begin Data for processing
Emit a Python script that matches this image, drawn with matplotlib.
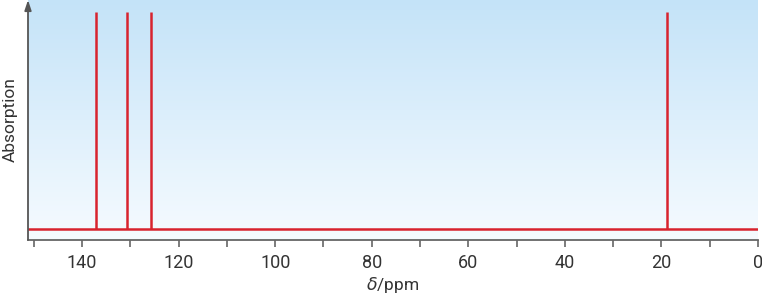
import matplotlib
matplotlib.use("Agg")
import matplotlib.pyplot as plt
import numpy as np
from matplotlib.colors import LinearSegmentedColormap

peak_ppm = [137.1, 130.6, 125.7, 18.9]
peak_height = [0.95, 0.95, 0.95, 0.95]
baseline = 0.047
major_ticks = [140, 120, 100, 80, 60, 40, 20, 0]
minor_ticks = [150, 130, 110, 90, 70, 50, 30, 10]
tick_labels = ["140", "120", "100", "80", "60", "40", "20", "0"]

plt.rcParams['font.family'] = ['Roboto', 'DejaVu Sans']

fig = plt.figure(figsize=(7.62, 2.94), dpi=100)
ax = fig.add_axes([28/762, 54/294, 730/762, 240/294])
ax.set_xlim(151.2, 0)
ax.set_ylim(0, 1)

cmap = LinearSegmentedColormap.from_list("bg", ["#f6fbff", "#c4e3f8"])
grad = np.linspace(0, 1, 256).reshape(-1, 1)
ax.imshow(grad, cmap=cmap, aspect='auto', extent=[151.2, 0, 0, 1], origin='lower', zorder=0)

red = "#d8232e"
ax.axhline(baseline, color=red, lw=1.8, zorder=3)
for p, h in zip(peak_ppm, peak_height):
    ax.vlines(p, baseline, h, color=red, lw=1.8, zorder=3)

for s in ['top', 'right', 'left']:
    ax.spines[s].set_visible(False)
ax.spines['bottom'].set_color('#666666')
ax.spines['bottom'].set_linewidth(1.3)

ax.annotate('', xy=(0, 1.0), xytext=(0, 0), xycoords='axes fraction',
            arrowprops=dict(arrowstyle='-|>,head_length=0.6,head_width=0.2',
                            color='#555555', lw=1.3, shrinkA=0, shrinkB=0),
            annotation_clip=False, zorder=5)

ax.set_yticks([])
ax.set_xticks(major_ticks)
ax.set_xticklabels(tick_labels)
ax.set_xticks(minor_ticks, minor=True)
ax.tick_params(axis='x', which='both', direction='out', length=5, width=1.2,
               color='#666666', labelsize=13, labelcolor='#333333', pad=5)

ax.set_xlabel(r'$\it{\delta}$/ppm', fontsize=12.5, color='#333333', labelpad=2)
ax.set_ylabel('Absorption', fontsize=12.5, color='#333333', labelpad=7)

fig.savefig("out.png", dpi=100)
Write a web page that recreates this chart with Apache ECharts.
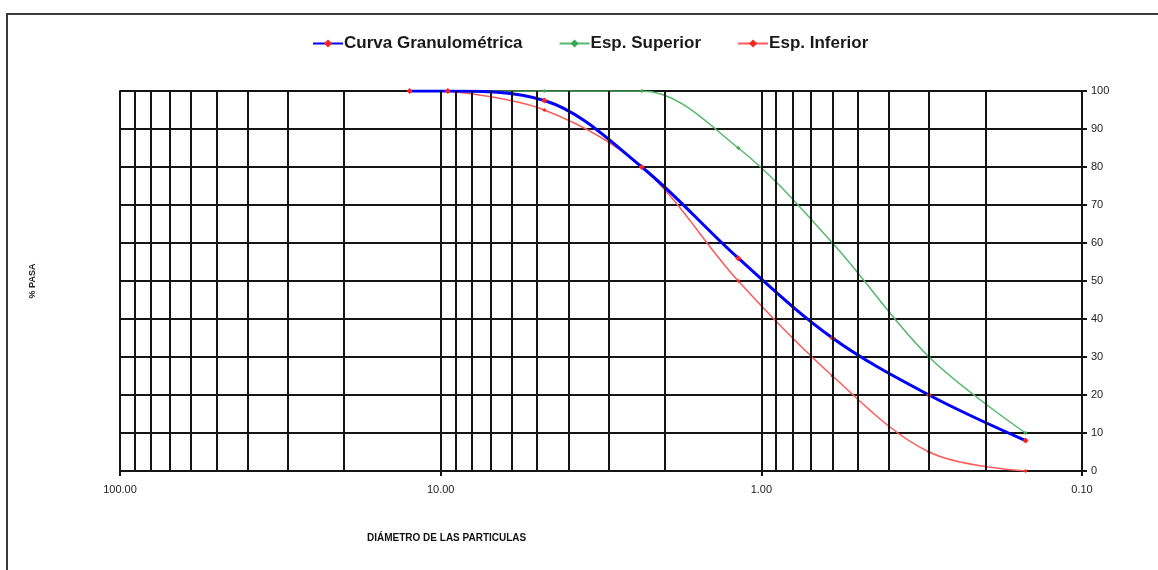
end Data for processing
- **The request**:
Return each line exactly as written. Any picture gets left out.

- **Reply**:
Emit a Python script that matches this image, drawn with matplotlib.
import matplotlib
matplotlib.use("Agg")
import matplotlib.pyplot as plt
import numpy as np
from matplotlib.colors import LinearSegmentedColormap

peak_ppm = [137.1, 130.6, 125.7, 18.9]
peak_height = [0.95, 0.95, 0.95, 0.95]
baseline = 0.047
major_ticks = [140, 120, 100, 80, 60, 40, 20, 0]
minor_ticks = [150, 130, 110, 90, 70, 50, 30, 10]
tick_labels = ["140", "120", "100", "80", "60", "40", "20", "0"]

plt.rcParams['font.family'] = ['Roboto', 'DejaVu Sans']

fig = plt.figure(figsize=(7.62, 2.94), dpi=100)
ax = fig.add_axes([28/762, 54/294, 730/762, 240/294])
ax.set_xlim(151.2, 0)
ax.set_ylim(0, 1)

cmap = LinearSegmentedColormap.from_list("bg", ["#f6fbff", "#c4e3f8"])
grad = np.linspace(0, 1, 256).reshape(-1, 1)
ax.imshow(grad, cmap=cmap, aspect='auto', extent=[151.2, 0, 0, 1], origin='lower', zorder=0)

red = "#d8232e"
ax.axhline(baseline, color=red, lw=1.8, zorder=3)
for p, h in zip(peak_ppm, peak_height):
    ax.vlines(p, baseline, h, color=red, lw=1.8, zorder=3)

for s in ['top', 'right', 'left']:
    ax.spines[s].set_visible(False)
ax.spines['bottom'].set_color('#666666')
ax.spines['bottom'].set_linewidth(1.3)

ax.annotate('', xy=(0, 1.0), xytext=(0, 0), xycoords='axes fraction',
            arrowprops=dict(arrowstyle='-|>,head_length=0.6,head_width=0.2',
                            color='#555555', lw=1.3, shrinkA=0, shrinkB=0),
            annotation_clip=False, zorder=5)

ax.set_yticks([])
ax.set_xticks(major_ticks)
ax.set_xticklabels(tick_labels)
ax.set_xticks(minor_ticks, minor=True)
ax.tick_params(axis='x', which='both', direction='out', length=5, width=1.2,
               color='#666666', labelsize=13, labelcolor='#333333', pad=5)

ax.set_xlabel(r'$\it{\delta}$/ppm', fontsize=12.5, color='#333333', labelpad=2)
ax.set_ylabel('Absorption', fontsize=12.5, color='#333333', labelpad=7)

fig.savefig("out.png", dpi=100)
Write a web page that recreates this chart with Apache ECharts.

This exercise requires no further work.